--- TASK DIRECTIONS ---
Look at each line of the records and count those with "this" in them. Please answer with the count alone.

--- INPUT ROWS ---
========

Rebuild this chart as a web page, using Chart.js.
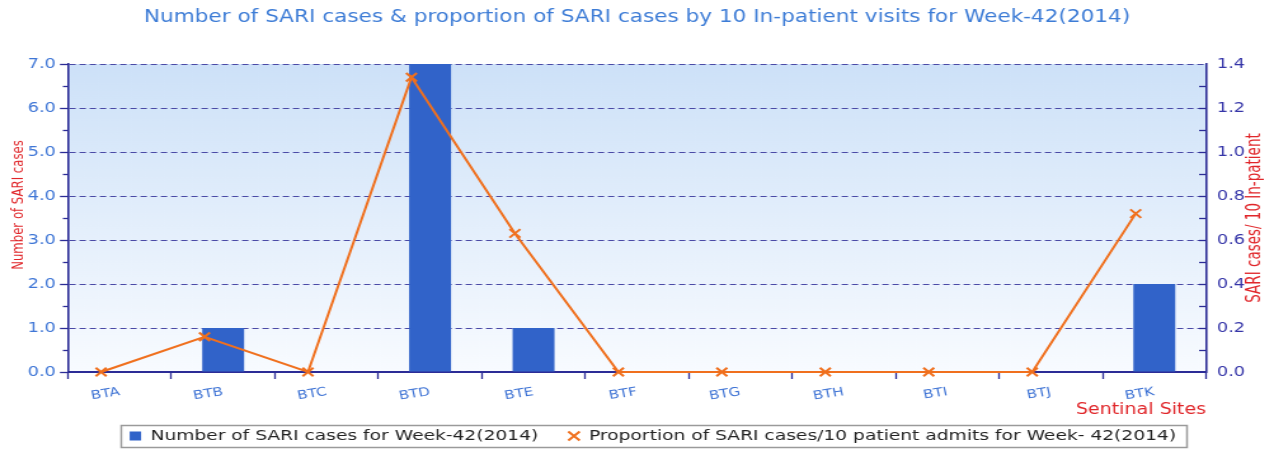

========

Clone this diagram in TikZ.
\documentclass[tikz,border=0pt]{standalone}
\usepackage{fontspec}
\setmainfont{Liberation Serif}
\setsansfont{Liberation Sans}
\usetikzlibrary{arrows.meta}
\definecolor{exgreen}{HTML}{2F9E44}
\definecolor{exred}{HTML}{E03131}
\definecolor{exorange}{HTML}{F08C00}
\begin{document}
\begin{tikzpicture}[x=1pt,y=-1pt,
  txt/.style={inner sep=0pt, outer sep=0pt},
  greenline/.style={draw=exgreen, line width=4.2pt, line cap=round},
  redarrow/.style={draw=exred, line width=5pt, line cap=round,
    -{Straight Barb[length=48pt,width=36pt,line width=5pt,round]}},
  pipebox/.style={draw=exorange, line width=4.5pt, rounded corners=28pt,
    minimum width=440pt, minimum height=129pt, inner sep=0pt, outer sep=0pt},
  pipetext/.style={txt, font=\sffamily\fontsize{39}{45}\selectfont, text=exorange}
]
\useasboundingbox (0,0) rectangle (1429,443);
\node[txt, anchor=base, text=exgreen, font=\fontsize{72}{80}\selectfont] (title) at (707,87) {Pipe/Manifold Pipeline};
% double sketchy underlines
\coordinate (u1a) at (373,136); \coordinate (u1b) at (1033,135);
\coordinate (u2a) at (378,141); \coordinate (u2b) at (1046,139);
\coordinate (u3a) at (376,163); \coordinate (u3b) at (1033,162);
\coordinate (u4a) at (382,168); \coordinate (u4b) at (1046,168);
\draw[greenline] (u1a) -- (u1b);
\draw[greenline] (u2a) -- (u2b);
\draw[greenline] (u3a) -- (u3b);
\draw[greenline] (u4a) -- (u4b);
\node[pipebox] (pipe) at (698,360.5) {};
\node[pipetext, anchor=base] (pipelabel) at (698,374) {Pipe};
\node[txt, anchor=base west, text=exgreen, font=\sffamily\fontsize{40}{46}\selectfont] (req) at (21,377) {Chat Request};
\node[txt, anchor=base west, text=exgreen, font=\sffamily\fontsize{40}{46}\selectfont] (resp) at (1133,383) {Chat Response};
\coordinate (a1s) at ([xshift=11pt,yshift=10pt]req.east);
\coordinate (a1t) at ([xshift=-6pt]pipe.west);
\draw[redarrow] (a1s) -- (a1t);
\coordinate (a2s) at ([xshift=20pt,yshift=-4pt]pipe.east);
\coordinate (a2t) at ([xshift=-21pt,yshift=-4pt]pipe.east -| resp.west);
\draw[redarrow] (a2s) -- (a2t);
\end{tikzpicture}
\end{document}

========

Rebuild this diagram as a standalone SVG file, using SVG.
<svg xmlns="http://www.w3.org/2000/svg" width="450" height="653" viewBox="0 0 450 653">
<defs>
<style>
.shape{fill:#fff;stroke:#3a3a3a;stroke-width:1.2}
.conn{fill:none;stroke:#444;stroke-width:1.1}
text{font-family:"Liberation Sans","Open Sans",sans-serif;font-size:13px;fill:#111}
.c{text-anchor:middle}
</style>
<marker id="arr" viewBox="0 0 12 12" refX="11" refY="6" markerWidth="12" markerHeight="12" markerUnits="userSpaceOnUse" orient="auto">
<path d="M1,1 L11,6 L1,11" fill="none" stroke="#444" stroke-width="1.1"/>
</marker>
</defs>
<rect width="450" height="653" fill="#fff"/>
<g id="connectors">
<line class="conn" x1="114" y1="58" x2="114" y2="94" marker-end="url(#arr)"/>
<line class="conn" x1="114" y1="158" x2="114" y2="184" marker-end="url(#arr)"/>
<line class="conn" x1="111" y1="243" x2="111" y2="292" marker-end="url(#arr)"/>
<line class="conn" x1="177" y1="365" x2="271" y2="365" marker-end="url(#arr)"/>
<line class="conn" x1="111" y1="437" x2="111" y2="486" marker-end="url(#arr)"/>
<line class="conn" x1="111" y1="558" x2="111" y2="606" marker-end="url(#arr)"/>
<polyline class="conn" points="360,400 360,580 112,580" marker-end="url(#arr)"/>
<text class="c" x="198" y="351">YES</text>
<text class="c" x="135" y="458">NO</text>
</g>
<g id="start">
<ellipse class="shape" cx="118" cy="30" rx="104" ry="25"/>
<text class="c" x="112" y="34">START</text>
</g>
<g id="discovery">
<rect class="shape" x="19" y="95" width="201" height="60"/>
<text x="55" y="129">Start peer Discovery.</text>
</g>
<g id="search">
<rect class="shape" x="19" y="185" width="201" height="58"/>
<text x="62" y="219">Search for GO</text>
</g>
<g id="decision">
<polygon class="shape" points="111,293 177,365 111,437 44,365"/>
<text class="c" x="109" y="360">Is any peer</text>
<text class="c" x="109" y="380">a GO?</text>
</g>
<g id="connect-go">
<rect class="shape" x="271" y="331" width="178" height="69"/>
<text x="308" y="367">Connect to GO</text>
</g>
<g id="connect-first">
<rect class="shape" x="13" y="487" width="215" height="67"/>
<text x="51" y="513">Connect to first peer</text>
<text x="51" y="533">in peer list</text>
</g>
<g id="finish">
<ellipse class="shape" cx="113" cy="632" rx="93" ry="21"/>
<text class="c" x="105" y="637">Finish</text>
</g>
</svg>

========

--- ANSWER TO THE EXERCISE ---
3